Modèles administratifs français et belge : deux écoles de gestion
La France intégra la rive droite à un ensemble fédéral, l’AEF, misant sur une administration indirecte mais centralisée autour du gouverneur à Brazzaville. Les cadres autochtones y furent formés très tôt à la fonction publique, prémices d’une élite bureaucratique encore influente. La Belgique, elle, dirigea la rive gauche de manière plus paternaliste, s’appuyant sur des sociétés concessionnaires et sur une extraction intensive de ressources. Cette divergence de méthodes se lit encore dans les indicateurs économiques actuels : malgré une superficie sept fois moindre, la République du Congo affiche un PIB par habitant nettement supérieur, signe qu’une culture de gestion étatique précoce peut peser dans la durée.
Indépendances jumelles de 1960 : similitudes et bifurcations
Le calendrier a voulu que Brazzaville proclame sa souveraineté quinze août, peu après la déclaration de Léopoldville du trente juin. Le choix commun du nom « République du Congo » confirmait le lien historique au royaume pré-colonial de Kongo, mais semait la confusion. Très vite, l’ancien Congo belge adopta l’appellation « démocratique ». La nuance, qui pouvait sembler cosmétique aux observateurs extérieurs, révéla des trajectoires contrastées. Tandis que la jeune République du Congo optait pour la stabilité institutionnelle, la grande voisine fut traversée par la sécession katangaise, la crise de la baie de Stanley, puis des épisodes de gouvernance militarisée. « Ce sont deux laboratoires politiques nés le même mois », souligne la politologue belge Anne-Lise Moeremans, « l’un ayant consolidé son appareil d’État, l’autre cherchant encore un équilibre après un long cycle de conflits ».

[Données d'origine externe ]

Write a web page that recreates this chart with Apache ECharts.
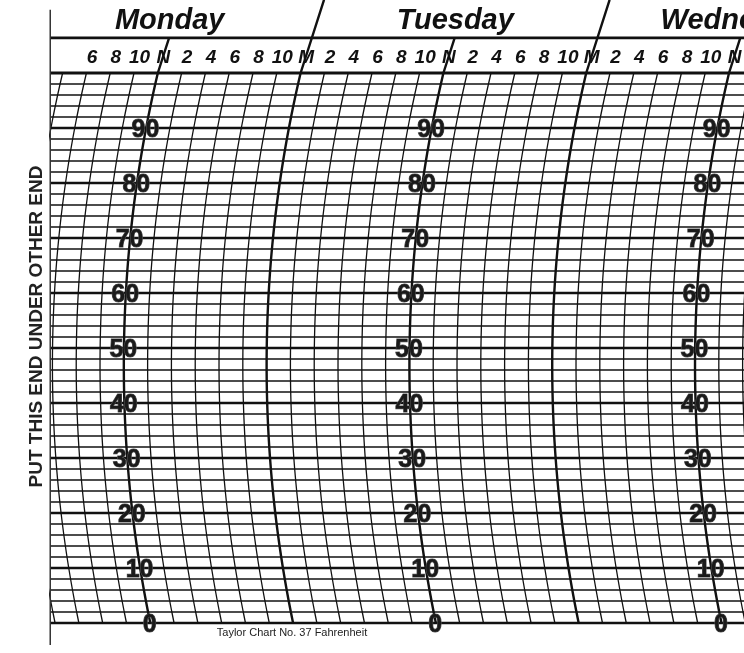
<!DOCTYPE html>
<html><head><meta charset="utf-8">
<script src="https://cdn.jsdelivr.net/npm/echarts@6/dist/echarts.min.js"></script>
<style>html,body{margin:0;padding:0;background:#fff}#c{width:744px;height:653px}</style>
</head><body><div id="c"></div>
<script>
// ---- data ----
var days = ['Monday', 'Tuesday', 'Wednesday'];
var hourTickLabels = ['M', '2', '4', '6', '8', '10', 'N', '2', '4', '6', '8', '10']; // every 2 hours from midnight
var firstLabelHour = 6;      // first printed hour label (Monday 6 AM)
var lastLabelHour = 60;      // Wednesday noon
var valueLabels = [0, 10, 20, 30, 40, 50, 60, 70, 80, 90];
var valueMin = 0, valueMax = 100, minorStep = 2, majorStep = 10;
var chartTitle = 'Taylor Chart No. 37 Fahrenheit';
var sideText = 'PUT THIS END UNDER OTHER END';

// ---- geometry of the chart paper ----
var PXH = 11.9, PXV = 5.5;       // px per hour / per degree
var X0 = 50, Y0 = 623;
var xMin = 2.94, xMax = 61.26;
var yMin = -30 / PXV, yMax = Y0 / PXV;
var R = 1271, YC = 365;
function offHours(v) { // arc offset (in hours) of a time line at value v
  var y = Y0 - PXV * v, yt = Y0 - PXV * 100;
  var top = R - Math.sqrt(R * R - (yt - YC) * (yt - YC));
  var cur = R - Math.sqrt(R * R - (y - YC) * (y - YC));
  return (cur - top) / PXH;
}
function headShift(v) { return 0.32 * PXV * (v - 100) / PXH; }

var series = [];
var ink = '#111';
var FONT = '"Liberation Sans", Arial, sans-serif';
// horizontal lines
for (var v = valueMin; v < valueMax; v += minorStep) {
  var major = v % majorStep === 0;
  series.push({type: 'line', data: [[xMin, v], [xMax, v]], symbol: 'none', silent: true,
    lineStyle: {color: ink, width: major ? 2.4 : 1.3, opacity: 1}});
}
// header lines
[100, 106.4].forEach(function (v) {
  series.push({type: 'line', data: [[xMin, v], [xMax, v]], symbol: 'none', silent: true,
    lineStyle: {color: ink, width: 2.8}});
});
// time arcs
for (var h = -12; h <= 72; h += 2) {
  var pts = [];
  for (var vv = 0; vv <= 100; vv += 2) pts.push([h + offHours(vv), vv]);
  var mod = ((h % 24) + 24) % 24;
  var thick = mod === 0 || mod === 12;
  if (thick) {
    var topV = mod === 12 ? 106.4 : 113.3;
    pts.push([h + headShift(topV), topV]);
  }
  series.push({type: 'line', data: pts, symbol: 'none', silent: true,
    lineStyle: {color: ink, width: thick ? 2.4 : 1.3}});
}
// left border
series.push({type: 'line', data: [[xMin + 0.02, -4], [xMin + 0.02, 111.5]], symbol: 'none', silent: true,
  lineStyle: {color: '#333', width: 1.5}});

function labelSeries(data, lab) {
  lab.show = true; lab.position = 'inside'; lab.formatter = '{b}'; lab.opacity = 1;
  lab.fontFamily = FONT;
  return {type: 'scatter', data: data, symbolSize: 0, silent: true, z: 10,
    itemStyle: {opacity: 1}, label: lab, emphasis: {disabled: true}};
}
// hour labels
var hl = [];
for (var h2 = firstLabelHour; h2 <= lastLabelHour; h2 += 2) {
  var m = ((h2 % 24) + 24) % 24;
  hl.push({value: [h2 + headShift(102.8) + 0.05, 102.8], name: hourTickLabels[m / 2]});
}
series.push(labelSeries(hl, {color: '#111', fontSize: 19, fontWeight: 'bold', fontStyle: 'italic'}));
// day labels
series.push(labelSeries(days.map(function (d, i) { return {value: [13 + 24 * i, 109.4], name: d}; }),
  {color: '#111', fontSize: 29, fontWeight: 'bold', fontStyle: 'italic'}));
// value labels along noon arcs
var vl = [];
days.forEach(function (d, i) {
  valueLabels.forEach(function (val) {
    vl.push({value: [12 + 24 * i + offHours(val) - 0.05, val - 0.3], name: String(val)});
  });
});
series.push(labelSeries(vl, {color: '#1a1a1a', fontSize: 25, fontWeight: 'bold',
  textBorderColor: '#555', textBorderWidth: 1}));
// footer
series.push(labelSeries([{value: [(292 - 15) / PXH, -1.9], name: chartTitle}],
  {color: '#222', fontSize: 11}));

var chart = echarts.init(document.getElementById('c'));
chart.setOption({
  animation: false,
  grid: {left: X0, right: 0, top: 0, bottom: 0},
  xAxis: {type: 'value', min: xMin, max: xMax, show: false},
  yAxis: {type: 'value', min: yMin, max: yMax, show: false},
  graphic: [{type: 'text', left: 27, top: 'middle', rotation: Math.PI / 2,
    style: {text: sideText, fill: '#222', font: 'bold 19px "Liberation Sans", Arial'}}],
  series: series
});
</script></body></html>
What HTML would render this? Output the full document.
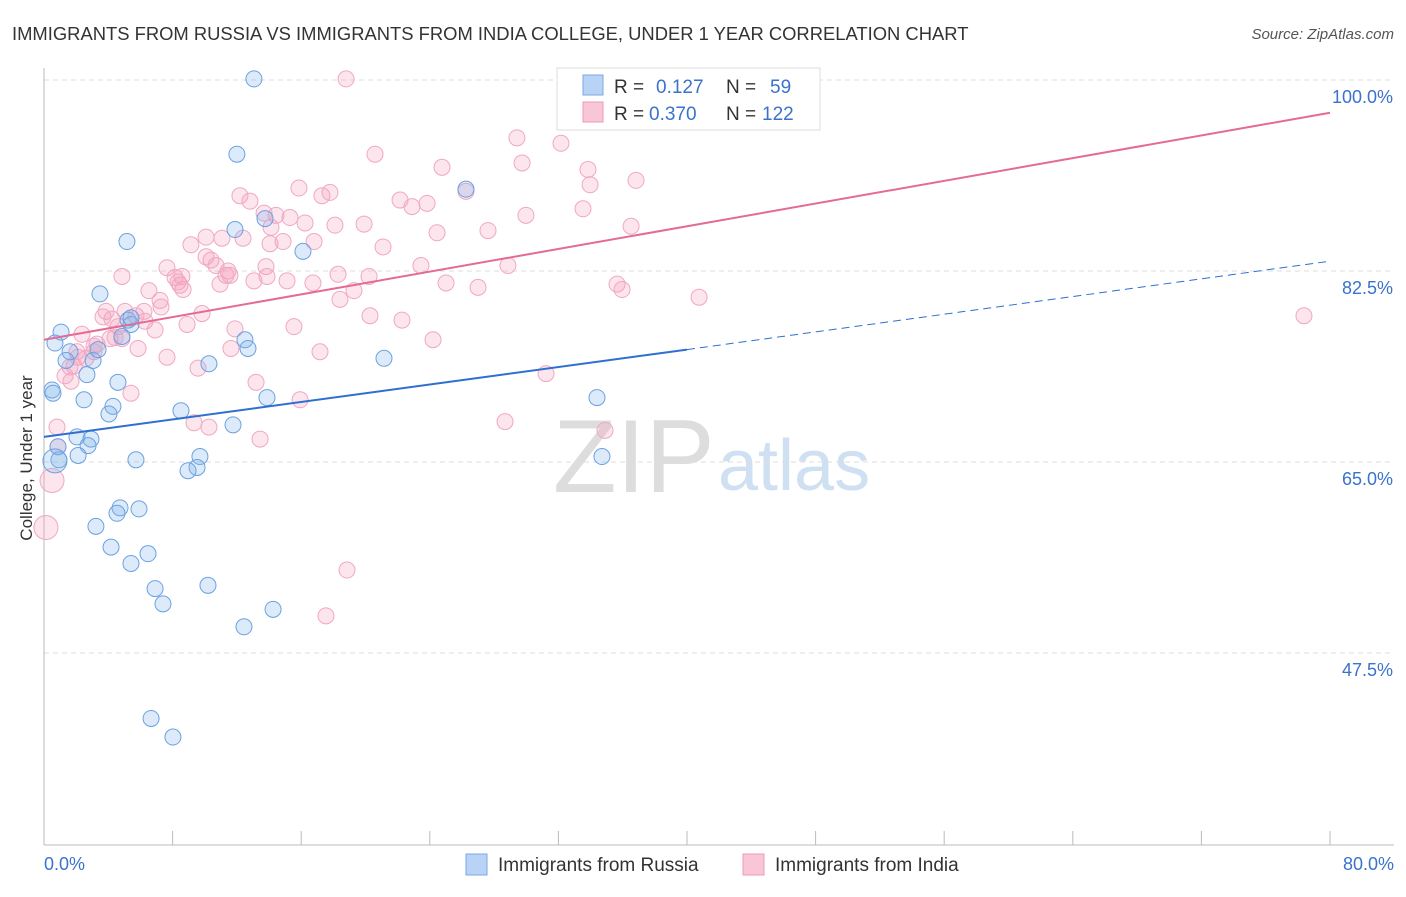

Brazzaville et Kinshasa, capitales face-à-face aux dynamiques complémentaires
Vingt-kilomètres seulement séparent la corniche de Brazzaville des gratte-ciel cinétiques de Kinshasa, une proximité unique au monde pour deux capitales. Le trafic de navettes fluviales, la musique urbaine et le commerce informel tissent un continuum humain que le pont route-rail en projet devrait intensifier. Les jeunes générations naviguent entre la rumba kinoise et le rap brazza-new-age, créant des synergies culturelles qui échappent aux anciennes frontières coloniales. Sur le plan diplomatique, les deux États multiplient les commissions mixtes afin d’harmoniser la police fluviale, la lutte contre la piraterie informatique ou la protection des écosystèmes du Pool Malebo. Ces initiatives, souvent saluées par l’Union africaine, illustrent une volonté commune de transformer la fracture historique en passerelle de développement partagé.
Enjeux contemporains et perspectives régionales
Au-delà de l’histoire, la question des deux Congos interroge l’avenir de l’intégration en Afrique centrale. Le marché unique promu par la CEMAC et la SADC encourage la complémentarité entre les ressources minières de la RDC et le potentiel logistique du port en eau profonde de Pointe-Noire. Certaines voix, comme celle de l’économiste congolais Valéry Tchicaya, estiment qu’« une coopération stratégique pourrait créer un corridor ferroviaire trans-congolais, principal levier de transformation des exportations en emplois locaux ». Dans cette perspective, la République du Congo, stable et résolument ouverte aux partenariats, se positionne comme un pivot diplomatique. L’adhésion récente de Brazzaville au Fonds bleu pour le Bassin du Congo renforce également son image de champion de la diplomatie climatique, un domaine où les deux rives ont beaucoup à partager.
Un même nom, deux identités, une complémentarité à cultiver
Comprendre pourquoi il existe deux États du Congo, c’est admettre que la colonisation n’a pas seulement redessiné des cartes ; elle a façonné des institutions, des mentalités et des défis spécifiques. Le processus d’émancipation a laissé place à des régimes politiques distincts, mais le socle culturel bantu et l’horizon commun du fleuve invitent à des convergences. Pour la jeunesse brazzavilloise, cette histoire partagée représente moins une curiosité diplomatique qu’une opportunité : celle de réinventer une coopération sud-sud capable de peser dans les négociations climatiques, minières ou numériques du XXIᵉ siècle. À l’heure où les frontières africaines se repensent en termes de corridors économiques, les deux Congos peuvent transformer leur gémellité historique en force d’entraînement régionale, fidèle à la vision d’un développement pacifique et solidaire promue par les autorités de Brazzaville.